A grande diferença entre as mães normais e a mãe de Jesus é que
esta não tinha necessidade de cantar ao menino, para o
adormecer, canções de terror. Estou a lembrar-me das nossas
cantigas do papão e de uma que penso ser da Galiza, mas que é,
pelo menos, certamente do norte de Portugal, em que se canta
assim: «Anda durmete nino, que viene el coco, a comer los ninos
que durmem poco». Coco e papão são equivalentes, seres
assustadores que os pais e as mães parecem conhecer muito bem e
com quem demonstram estar em contacto directo, chamando-os quando
se revele necessário, assim como aparentam ter um inquietante
conluio com o Pai Natal, que distribui ou não distribui prendas,
consoante o capricho deles.
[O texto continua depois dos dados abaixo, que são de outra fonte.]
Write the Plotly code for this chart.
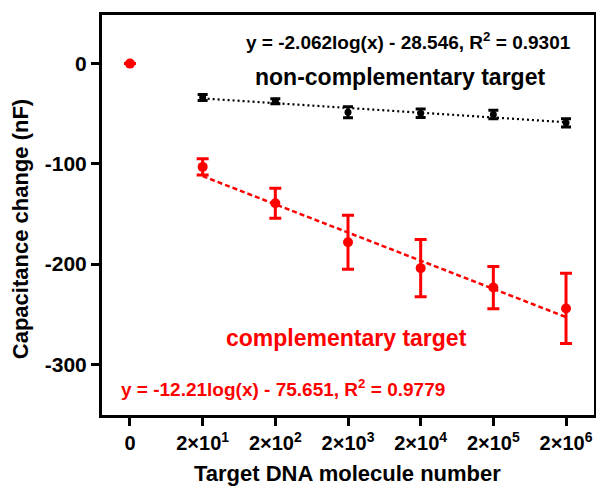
import numpy as np
import plotly.graph_objects as go

# ---- data ----
tick_labels = ["0", "2×10<sup>1</sup>", "2×10<sup>2</sup>", "2×10<sup>3</sup>",
               "2×10<sup>4</sup>", "2×10<sup>5</sup>", "2×10<sup>6</sup>"]
exponents = [1, 2, 3, 4, 5, 6]                 # target = 2 × 10^k
comp_zero = 0.0                                 # value at "0" target
comp_values = [-103, -139.3, -178.2, -204, -223.4, -244.2]
comp_errors = [8, 15, 27, 28.5, 21, 35]
noncomp_values = [-33.7, -37.6, -48.5, -49.5, -50.8, -59.1]
noncomp_errors = [3, 2.5, 5.6, 4.3, 4.2, 4.2]
comp_fit = (-12.21, -75.651)      # y = a*ln(x) + b
noncomp_fit = (-2.062, -28.546)

FONT = "Liberation Sans, Arial, sans-serif"
RED = "#ff0000"

pos = list(range(1, len(exponents) + 1))
xvals = np.array([2 * 10 ** k for k in exponents], dtype=float)

fig = go.Figure()

# fit lines
fig.add_trace(go.Scatter(
    x=pos, y=comp_fit[0] * np.log(xvals) + comp_fit[1], mode="lines",
    line=dict(color=RED, width=2.5, dash="5px,3px"), showlegend=False, hoverinfo="skip"))
fig.add_trace(go.Scatter(
    x=pos, y=noncomp_fit[0] * np.log(xvals) + noncomp_fit[1], mode="lines",
    line=dict(color="black", width=2.2, dash="2px,3px"), showlegend=False, hoverinfo="skip"))

# data points
fig.add_trace(go.Scatter(
    x=pos, y=noncomp_values, mode="markers",
    marker=dict(color="black", size=7, symbol="circle"),
    error_y=dict(type="data", array=noncomp_errors, visible=True, color="black",
                 thickness=3, width=5),
    showlegend=False))
fig.add_trace(go.Scatter(
    x=[0] + pos, y=[comp_zero] + comp_values, mode="markers",
    marker=dict(color=RED, size=10, symbol="circle"),
    error_y=dict(type="data", array=[0] + comp_errors, visible=True, color=RED,
                 thickness=3, width=6),
    showlegend=False))

bold = dict(family=FONT, weight="bold")

# the page body has an 8px default margin, so the figure is 8px smaller
fig.update_layout(
    width=596, height=489,
    margin=dict(l=94, r=10, t=4, b=82),
    paper_bgcolor="white", plot_bgcolor="white",
    font=dict(family=FONT, color="black"),
    xaxis=dict(range=[-0.385, 6.385], tickvals=list(range(7)), ticktext=tick_labels,
               showgrid=False, zeroline=False, showline=True, linecolor="black",
               linewidth=3, mirror=True, ticks="outside", ticklen=8, tickwidth=3,
               tickcolor="black", tickfont=dict(size=20, color="black", **bold)),
    yaxis=dict(range=[-350.5, 48.5], tickvals=[0, -100, -200, -300],
               ticktext=["0", "-100", "-200", "-300"],
               showgrid=False, zeroline=False, showline=True, linecolor="black",
               linewidth=3, mirror=True, ticks="outside", ticklen=8, tickwidth=3,
               tickcolor="black", tickfont=dict(size=21, color="black", **bold)),
)

annos = [
    dict(x=3.826, y=22.8, text="y = -2.062log(x) - 28.546, R<sup>2</sup> = 0.9301",
         font=dict(size=19, color="black", **bold)),
    dict(x=3.715, y=-12.9, text="non-complementary target",
         font=dict(size=23, color="black", **bold)),
    dict(x=2.986, y=-273.3, text="complementary target",
         font=dict(size=23, color=RED, **bold)),
    dict(x=2.105, y=-323.8, text="y = -12.21log(x) - 75.651, R<sup>2</sup> = 0.9779",
         font=dict(size=19, color=RED, **bold)),
]
for a in annos:
    fig.add_annotation(xref="x", yref="y", showarrow=False, xanchor="center",
                       yanchor="middle", **a)

fig.add_annotation(xref="paper", yref="paper", x=0.498, y=-0.146, showarrow=False,
                   text="Target DNA molecule number", xanchor="center", yanchor="middle",
                   font=dict(size=22, color="black", **bold))
fig.add_annotation(xref="paper", yref="paper", x=-0.165, y=0.464, showarrow=False,
                   text="Capacitance change (nF)", textangle=-90, xanchor="center",
                   yanchor="middle", borderpad=0,
                   font=dict(size=22, color="black", **bold))

fig.write_html("out.html")
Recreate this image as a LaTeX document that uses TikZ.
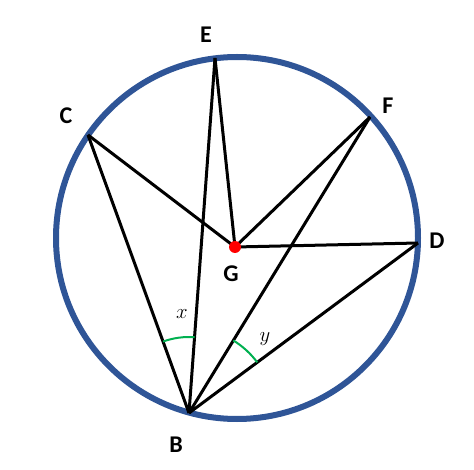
\documentclass[tikz,border=0pt]{standalone}
\usepackage{fontspec}
\setsansfont{Carlito}
\usepackage{tikz}
\usetikzlibrary{angles}
\definecolor{ringblue}{RGB}{47,85,151}
\definecolor{arcgreen}{RGB}{0,176,80}
\begin{document}
\begin{tikzpicture}[x=1pt,y=1pt]
	
	\tikzset{chord/.style={black, line width=3pt},
		ptlabel/.style={font=\sffamily\bfseries\fontsize{24}{24}\selectfont, inner sep=0pt},
		anglelabel/.style={font=\fontsize{20}{20}\selectfont, inner sep=0pt},
		anglemark/.style={draw=arcgreen, line width=2pt}
	}
	
	\useasboundingbox (0,0) rectangle (474,469);
	
	% points on the circle and the inner point
	\coordinate (O) at (237,231);
	\coordinate (E) at (215,411);
	\coordinate (C) at (88,334);
	\coordinate (F) at (370,352);
	\coordinate (D) at (418,226);
	\coordinate (B) at (189,56);
	\coordinate (G) at (235,222);
	
	\draw[ringblue, line width=6pt] (O) circle (181);
	
	\foreach \p in {C,E,F,D}{
		\draw[chord] (B) -- (\p);
		\draw[chord] (G) -- (\p);
	}
	
	\pic[anglemark, angle radius=76pt] {angle = E--B--C};
	\pic[anglemark, angle radius=85pt] {angle = D--B--F};
	
	\fill[red] (G) circle (6);
	
	\node[ptlabel] (lE) at (206,434) {E};
	\node[ptlabel] (lC) at (66,353) {C};
	\node[ptlabel] (lF) at (388,363) {F};
	\node[ptlabel] (lD) at (437,228) {D};
	\node[ptlabel] (lG) at (231,195) {G};
	\node[ptlabel] (lB) at (176,24) {B};
	\node[anglelabel] (lx) at (182,155) {$x$};
	\node[anglelabel] (ly) at (265,130) {$y$};
	
\end{tikzpicture}
\end{document}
O mesmo já não sucede com o Menino
Jesus, cujo amor foi e será sempre independente das tentativas
de influência seja de quem for, o obstáculo é apenas a conta
bancária, e mesmo assim o Menino, ou alguém por ele, consegue
fazer milagres. Eu que o diga, que apesar de então não vivermos
na abundância, uma chaminé vazia nunca se me apresentou na
madrugada de Natal, houve sempre chocolates e brinquedos. Em
sóbrias quantidades, mas o amor não se avalia pelo peso. Fora de
casa, também nunca ouvi ninguém ameaçar: Olha que o Menino Jesus
não te dá prendas…, é sempre o Pai Natal que fica com o odioso,
e parece-me bem que o Menino seja poupado, já lhe basta o que
basta.
Acontece que a mãe deste Menino Universal não precisava de o
assustar para o preparar para esta feira de horrores que é o
mundo. Já fugira com ele dentro da sua barriga e até havia um
Herodes a sério no seu encalço. Dispensava outros papões. O
mesmo acontecerá, certamente, com as mães de Israel e de Gaza,
bem como, apenas por exemplo, as das várias regiões de África, é
o caso de Moçambique, junto das quais a realidade fornece tudo o
que as canções de embalar de terror evocam. Papões não faltam
nas suas vidas, e Herodes há-os aos pontapés. Assim como os
meninos que balançam com as fortes vagas do mar Mediterrâneo em
busca de terra firme e segura, não necessitam de mais embalos.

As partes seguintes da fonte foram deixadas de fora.